PyData London 2023

Synthetic data: what is it and why do we need it?
06-04, 15:45–16:25 (Europe/London), Salisbury

One of the biggest barriers to machine learning and data analytics is the difficulty to access high quality data. Synthetic data has been widely recognized as a promising remedy to this problem. It allows sharing, augmenting and de-biasing data for building performant and socially responsible ML systems. In this talk, I will overview the significant progress in the theory and methodology of synthetic data over the past five years. I will also introduce the open-source library, Synthcity, which implements an array of cutting-edge synthetic data generators to address data scarcity, privacy, and bias. The participants will walk away with a deeper understanding of the theory and practice of synthetic data, an understanding of when which methods apply (or do not apply) to their specific use case, and be ready to apply them in hackathons, competitions, and their day-to-day work.


Goal

The primary objectives of this talk are:

  1. Presenting synthetic data as a viable solution to the common problems of data scarcity, bias, and sensitivity through examples and case studies.
  2. Introducing a map of generative algorithms so that the participants can choose the right one according to their need.
  3. Familiarizing the participants with Synthcity, an open-source Python library that offers an array of cutting-edge synthetic data generators designed to solve the use cases discussed above.

Outline

This informative talk will be structured as follows:

  1. I will start by introducing the various "data challenges" that hamper the adoption of analytics and machine learning, with a focus on data scarcity, bias and sensitivity. (5 min)
  2. I will proceed to give an overview of the state-of-the-art generative algorithms that are designed to address these challenges via data synthesis. (10 min)
  3. I will then introduce the open-source Synthcity library that implements these algorithms. (10 min)
  4. I will conclude the talk with several case studies where Synthcity helped practitioners extract value and insights through synthetic data. (15 min)

Target audience

The target audience comprises the following groups:

  • Data scientists and engineers who are keen to address the issues of data scarcity, privacy, and fairness with the goal of building better and more socially responsible AI.
  • Data owners who are interested in finding solutions for data sharing and de-biasing.
  • The developer community who are interested in contributing to the cutting-edge software library for synthetic data generation.
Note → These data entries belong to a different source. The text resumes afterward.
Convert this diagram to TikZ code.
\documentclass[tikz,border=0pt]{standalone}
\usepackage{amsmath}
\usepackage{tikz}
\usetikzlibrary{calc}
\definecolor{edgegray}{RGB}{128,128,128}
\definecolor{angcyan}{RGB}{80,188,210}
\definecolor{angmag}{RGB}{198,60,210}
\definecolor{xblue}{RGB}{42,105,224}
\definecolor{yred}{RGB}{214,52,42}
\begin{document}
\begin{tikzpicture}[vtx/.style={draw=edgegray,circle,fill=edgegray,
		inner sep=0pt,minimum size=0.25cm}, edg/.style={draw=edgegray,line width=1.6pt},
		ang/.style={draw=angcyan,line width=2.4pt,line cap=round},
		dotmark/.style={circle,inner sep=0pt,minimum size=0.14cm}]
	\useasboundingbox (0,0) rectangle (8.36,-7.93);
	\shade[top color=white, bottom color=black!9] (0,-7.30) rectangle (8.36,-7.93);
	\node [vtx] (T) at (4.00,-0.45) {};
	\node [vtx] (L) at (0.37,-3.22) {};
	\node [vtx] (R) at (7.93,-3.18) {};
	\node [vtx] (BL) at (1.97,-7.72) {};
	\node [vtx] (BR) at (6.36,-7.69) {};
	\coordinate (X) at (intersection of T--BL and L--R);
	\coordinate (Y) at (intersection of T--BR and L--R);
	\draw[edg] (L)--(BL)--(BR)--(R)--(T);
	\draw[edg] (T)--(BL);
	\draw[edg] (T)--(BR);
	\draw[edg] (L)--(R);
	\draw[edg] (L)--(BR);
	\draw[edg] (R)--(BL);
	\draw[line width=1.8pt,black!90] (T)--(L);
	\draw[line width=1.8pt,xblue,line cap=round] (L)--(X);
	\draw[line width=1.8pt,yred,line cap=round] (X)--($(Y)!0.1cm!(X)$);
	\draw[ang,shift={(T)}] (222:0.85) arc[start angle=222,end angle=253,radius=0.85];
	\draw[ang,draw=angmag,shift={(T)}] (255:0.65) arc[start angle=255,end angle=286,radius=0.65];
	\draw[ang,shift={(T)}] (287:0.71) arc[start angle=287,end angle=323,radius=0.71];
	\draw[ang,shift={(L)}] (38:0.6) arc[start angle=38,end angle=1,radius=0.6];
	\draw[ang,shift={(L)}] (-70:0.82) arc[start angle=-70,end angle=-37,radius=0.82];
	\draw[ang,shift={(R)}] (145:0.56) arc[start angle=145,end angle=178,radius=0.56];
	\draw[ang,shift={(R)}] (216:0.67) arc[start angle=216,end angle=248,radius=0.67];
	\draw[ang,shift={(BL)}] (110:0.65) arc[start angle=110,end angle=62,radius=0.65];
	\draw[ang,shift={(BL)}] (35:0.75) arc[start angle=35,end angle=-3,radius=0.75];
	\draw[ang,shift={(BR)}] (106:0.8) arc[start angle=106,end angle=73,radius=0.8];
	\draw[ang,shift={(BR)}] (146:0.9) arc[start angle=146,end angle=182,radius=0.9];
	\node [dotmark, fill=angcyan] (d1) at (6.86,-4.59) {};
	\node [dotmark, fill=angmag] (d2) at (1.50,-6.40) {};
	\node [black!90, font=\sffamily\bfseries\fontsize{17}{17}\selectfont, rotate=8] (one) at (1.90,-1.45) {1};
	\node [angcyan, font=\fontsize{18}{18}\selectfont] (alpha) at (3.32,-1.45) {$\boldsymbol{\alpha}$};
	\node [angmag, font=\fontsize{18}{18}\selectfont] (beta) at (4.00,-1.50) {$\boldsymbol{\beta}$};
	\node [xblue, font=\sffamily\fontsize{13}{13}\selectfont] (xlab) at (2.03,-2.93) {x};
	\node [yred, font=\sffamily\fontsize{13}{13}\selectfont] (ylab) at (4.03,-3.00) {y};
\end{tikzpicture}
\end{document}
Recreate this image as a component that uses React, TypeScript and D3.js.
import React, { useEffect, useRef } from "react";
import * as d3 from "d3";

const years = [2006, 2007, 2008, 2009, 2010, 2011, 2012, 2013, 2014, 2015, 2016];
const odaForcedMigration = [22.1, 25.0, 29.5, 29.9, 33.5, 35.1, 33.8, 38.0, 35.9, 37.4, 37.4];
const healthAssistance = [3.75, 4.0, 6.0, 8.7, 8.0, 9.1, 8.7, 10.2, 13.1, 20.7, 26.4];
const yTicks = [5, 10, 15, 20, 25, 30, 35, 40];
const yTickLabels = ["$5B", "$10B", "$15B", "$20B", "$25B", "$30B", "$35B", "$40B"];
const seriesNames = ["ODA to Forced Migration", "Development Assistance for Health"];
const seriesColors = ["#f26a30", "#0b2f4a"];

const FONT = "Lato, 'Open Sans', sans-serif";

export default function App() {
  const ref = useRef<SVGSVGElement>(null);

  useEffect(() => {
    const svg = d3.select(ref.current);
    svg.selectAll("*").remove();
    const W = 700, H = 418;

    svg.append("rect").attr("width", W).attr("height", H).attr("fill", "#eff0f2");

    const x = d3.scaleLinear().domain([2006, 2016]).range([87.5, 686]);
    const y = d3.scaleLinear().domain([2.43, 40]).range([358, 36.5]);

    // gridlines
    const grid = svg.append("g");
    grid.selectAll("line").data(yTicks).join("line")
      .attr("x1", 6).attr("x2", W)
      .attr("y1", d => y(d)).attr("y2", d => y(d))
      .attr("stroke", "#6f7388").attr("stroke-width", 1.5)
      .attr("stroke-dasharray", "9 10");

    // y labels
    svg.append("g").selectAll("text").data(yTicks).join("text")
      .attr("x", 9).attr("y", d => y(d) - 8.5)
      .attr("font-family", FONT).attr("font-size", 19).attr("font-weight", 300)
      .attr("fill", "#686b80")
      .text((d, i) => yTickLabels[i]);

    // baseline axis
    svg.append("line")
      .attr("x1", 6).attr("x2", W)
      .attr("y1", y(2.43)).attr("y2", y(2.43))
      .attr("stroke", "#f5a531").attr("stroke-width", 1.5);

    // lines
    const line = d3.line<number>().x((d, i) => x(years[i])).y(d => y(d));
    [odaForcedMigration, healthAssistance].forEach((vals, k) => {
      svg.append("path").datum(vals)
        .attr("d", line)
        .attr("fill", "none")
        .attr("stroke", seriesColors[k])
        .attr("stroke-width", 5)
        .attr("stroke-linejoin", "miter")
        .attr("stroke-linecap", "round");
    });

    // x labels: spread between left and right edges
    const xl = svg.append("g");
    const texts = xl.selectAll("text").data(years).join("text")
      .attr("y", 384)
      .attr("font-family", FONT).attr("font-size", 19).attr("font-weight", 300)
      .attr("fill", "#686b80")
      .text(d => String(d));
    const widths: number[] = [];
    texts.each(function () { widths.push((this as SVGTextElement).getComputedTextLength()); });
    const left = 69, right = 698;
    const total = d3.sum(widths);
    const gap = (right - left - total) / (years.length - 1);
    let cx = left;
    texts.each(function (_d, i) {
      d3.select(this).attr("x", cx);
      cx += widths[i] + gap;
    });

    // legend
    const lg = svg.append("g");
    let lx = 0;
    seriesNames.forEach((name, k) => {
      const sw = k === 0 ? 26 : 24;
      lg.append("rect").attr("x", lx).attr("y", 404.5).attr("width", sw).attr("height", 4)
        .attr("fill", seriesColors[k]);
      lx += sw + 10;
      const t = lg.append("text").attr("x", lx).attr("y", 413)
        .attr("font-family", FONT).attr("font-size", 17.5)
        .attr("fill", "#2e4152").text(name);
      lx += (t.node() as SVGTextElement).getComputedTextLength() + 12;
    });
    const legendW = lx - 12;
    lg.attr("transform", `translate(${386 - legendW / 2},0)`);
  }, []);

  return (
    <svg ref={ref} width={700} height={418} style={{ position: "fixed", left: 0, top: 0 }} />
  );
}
No prior experience about synthetic data or generative AI is required.

Key takeaways

The talk will convey the following messages:

  1. Synthetic data is an emerging technology that can serve as a solution to the challenges in data scarcity, bias, sensitivity and more.
  2. A variety of cutting-edge AI-powered generative algorithms are available in the open-source Synthcity library, which has been successfully applied to real-world analytics projects.
  3. The Synthcity community is open to all developers and users who wish to further engage with synthetic data technologies.

Prior Knowledge Expected

No previous knowledge expected

I am a postdoc at the van der Schaar Lab in the University of Cambridge. In the past, I have led and contributed to the development of a host of novel algorithms for synthetic data (a list of publications can be found here). I am also leading the development of Synthcity, an open-source software library that aims to democratise the cutting-edge research in synthetic data.

Prior to joining the academia, I worked as a data scientist in one of the largest mobile games companies in the world, designing and implementing AI-powered systems that automatically optimize performance marketing campaigns. I also proudly worked for NHS as a volunteer during the pandemic, contributing to UK's first ICU capacity planning and forecasting system.